Utility spokesperson Jeremy Slayton stuck to that two-word mantra when asked to comment on the commission’s injunction.
“Our filings and interconnection requirements are designed to ensure the same safety and reliability standard regardless of who builds the project,” Slayton said. “We believe this to be critical to maintaining a reliable energy grid.”
Alliance members maintain that neither safety nor reliability is being compromised with current commercial solar net metering. They claim the unnecessary parameters add at least 40% to project costs.
For instance, one rule required the use of an advanced form of cabling, also called dark fiber, which costs $150,000 to $250,000 per mile. Another piece of hardware, a distributed generation relay panel, runs $250,000.

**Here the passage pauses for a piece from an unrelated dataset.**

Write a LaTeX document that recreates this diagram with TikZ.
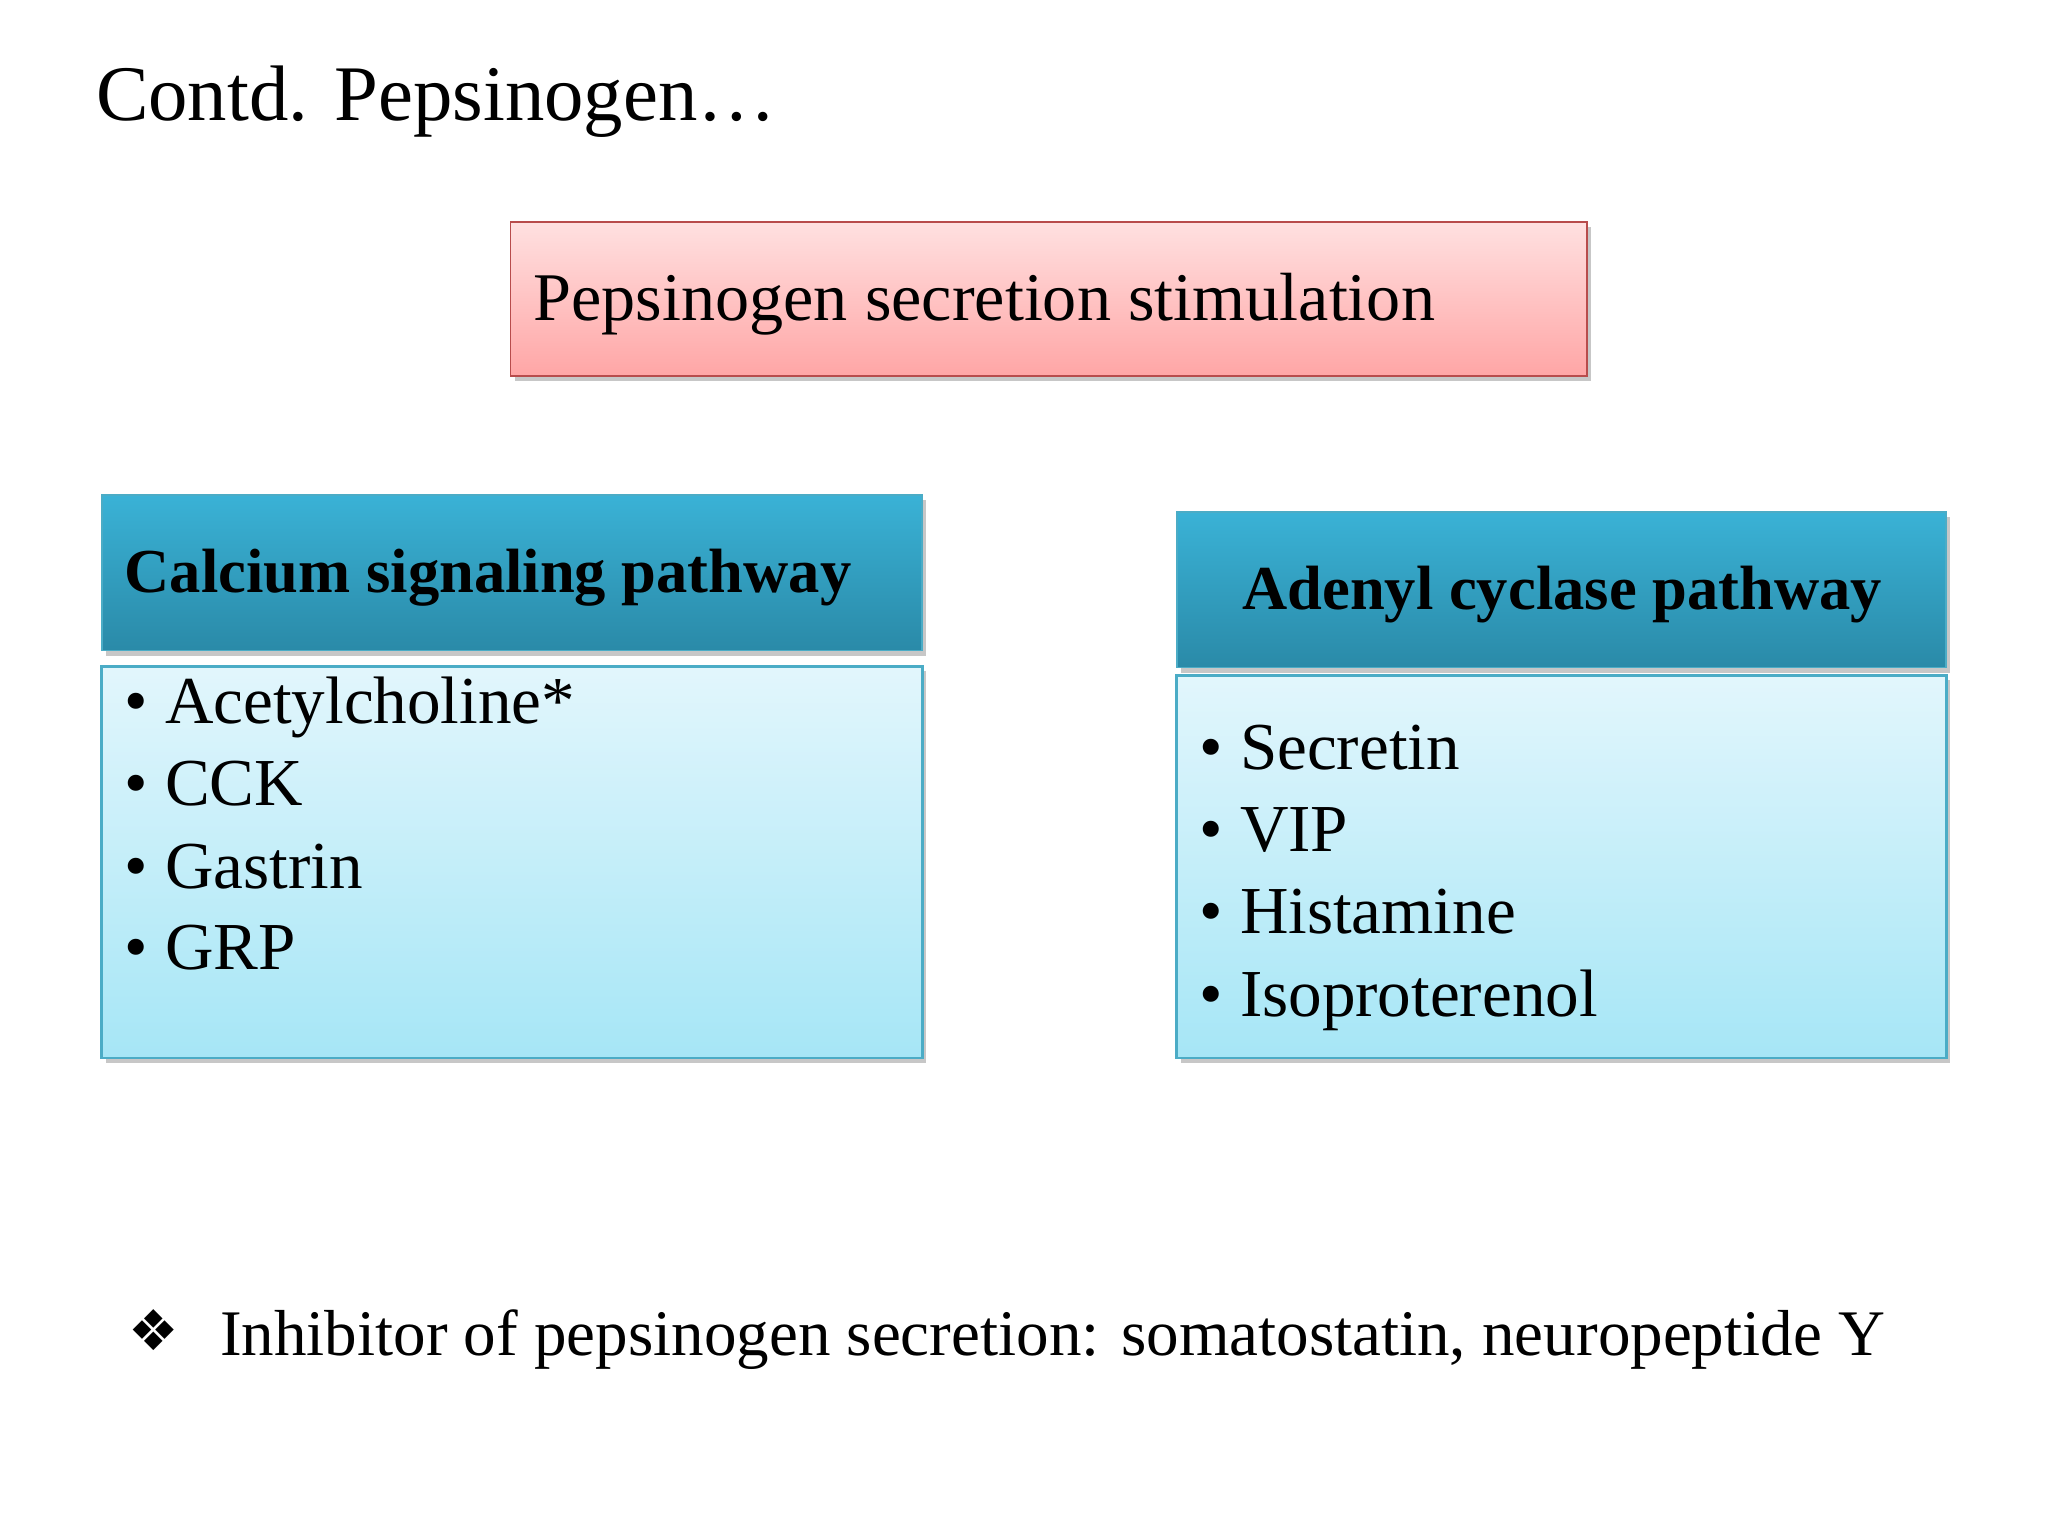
\documentclass[tikz,border=0pt]{standalone}
\usepackage{fontspec}
\setmainfont{Liberation Serif}
\newfontfamily\dejavu{DejaVu Sans}
\begin{document}
\begin{tikzpicture}[x=0.013061cm,y=-0.013061cm,
  shadowbox/.style={fill=black!22},
  pinkbox/.style={top color=red!12,bottom color=red!35!white!100,draw=red!60!black!70},
  headbox/.style={top color={rgb,255:red,58;green,178;blue,214},bottom color={rgb,255:red,42;green,138;blue,168},draw={rgb,255:red,75;green,172;blue,198}},
  listbox/.style={top color={rgb,255:red,226;green,246;blue,252},bottom color={rgb,255:red,166;green,230;blue,246},draw={rgb,255:red,75;green,172;blue,198},line width=0.8pt},
  item/.style={anchor=base west,font=\fontsize{19.1}{23}\selectfont,inner sep=0pt},
  head/.style={font=\fontsize{17.8}{22}\selectfont\bfseries,inner sep=0pt}]
\useasboundingbox[fill=white] (0,0) rectangle (1568,1176);
\node[anchor=base west,inner sep=0pt,font=\fontsize{22.4}{27}\selectfont] (title) at (73,92) {Contd. Pepsinogen…};
% pink box
\fill[shadowbox] (394,174) rectangle (1218,292);
\shade[pinkbox] (391,170) rectangle (1215,288);
\node[anchor=west,inner sep=0pt,font=\fontsize{19.4}{24}\selectfont] (stim) at (408,233) {Pepsinogen secretion stimulation};
% left
\fill[shadowbox] (81,383) rectangle (709,502);
\shade[headbox] (78,379) rectangle (706,498);
\node[head,anchor=west] (calc) at (95,442) {Calcium signaling pathway};
\fill[shadowbox] (81,514) rectangle (709,814);
\shade[listbox] (78,510) rectangle (706,810);
\node[item] (l1) at (95,554) {• Acetylcholine*};
\node[item] (l2) at (95,617) {• CCK};
\node[item] (l3) at (95,680) {• Gastrin};
\node[item] (l4) at (95,742) {• GRP};
% right
\fill[shadowbox] (904,396) rectangle (1493,515);
\shade[headbox] (901,392) rectangle (1490,511);
\node[head] (aden) at (1196,455) {Adenyl cyclase pathway};
\fill[shadowbox] (904,521) rectangle (1493,814);
\shade[listbox] (901,517) rectangle (1490,810);
\node[item] (r1) at (918,589) {• Secretin};
\node[item] (r2) at (918,652) {• VIP};
\node[item] (r3) at (918,715) {• Histamine};
\node[item] (r4) at (918,778) {• Isoproterenol};
% bottom
\node[anchor=base west,inner sep=0pt,font=\dejavu\fontsize{16}{20}\selectfont] (sym) at (98,1034) {❖};
\node[anchor=base west,inner sep=0pt,font=\fontsize{18.5}{22}\selectfont] (inh) at (168,1038) {Inhibitor of pepsinogen secretion: somatostatin, neuropeptide Y};
\end{tikzpicture}
\end{document}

In addition, solar companies said they would have to spend between $200,000 and $1.2 million per project on engineering and construction costs to be sure all the pieces were operating efficiently.
Smith and Robb are no strangers to tangles with Dominion. They bumped into similar interconnection issues two years ago when trying to site a 1.2-megawatt community solar project for low-income residents on 10 acres in Augusta County. Issues with that project still have not been resolved, Smith said.
He’s relieved the commission’s ruling puts the pair of Prince William school projects back on sound economic footing.
“The biggest unknown was not knowing how long all of this would take,” Smith said about the timeline of the Dominion challenge. “We had already put in a lot of money upfront with the engineering and ordering the panels.”
As it stands now, he’s relieved both installations will go online — but in 2024 rather than later this year.
The solar trailblazer is also reassured that the commission’s ruling will quash other utilities’ pursuit of add-on interconnection fees.
“Our fear was, if we lost, Appalachian Power and co-ops in Virginia would take a cue from Dominion and impose similar restrictions,” he said. “Dominion may have underestimated our willingness and capacity to take this to the mat with them”
Indeed. That relentlessness prompted the trailblazing solar developer to draw upon the sentiments of noted author and cultural anthropologist Margaret Mead.
“‘Never doubt that a small group of thoughtful committed individuals can change the world,’” Smith said, reciting Mead’s notable words from memory. “In fact, it’s the only thing that ever has.”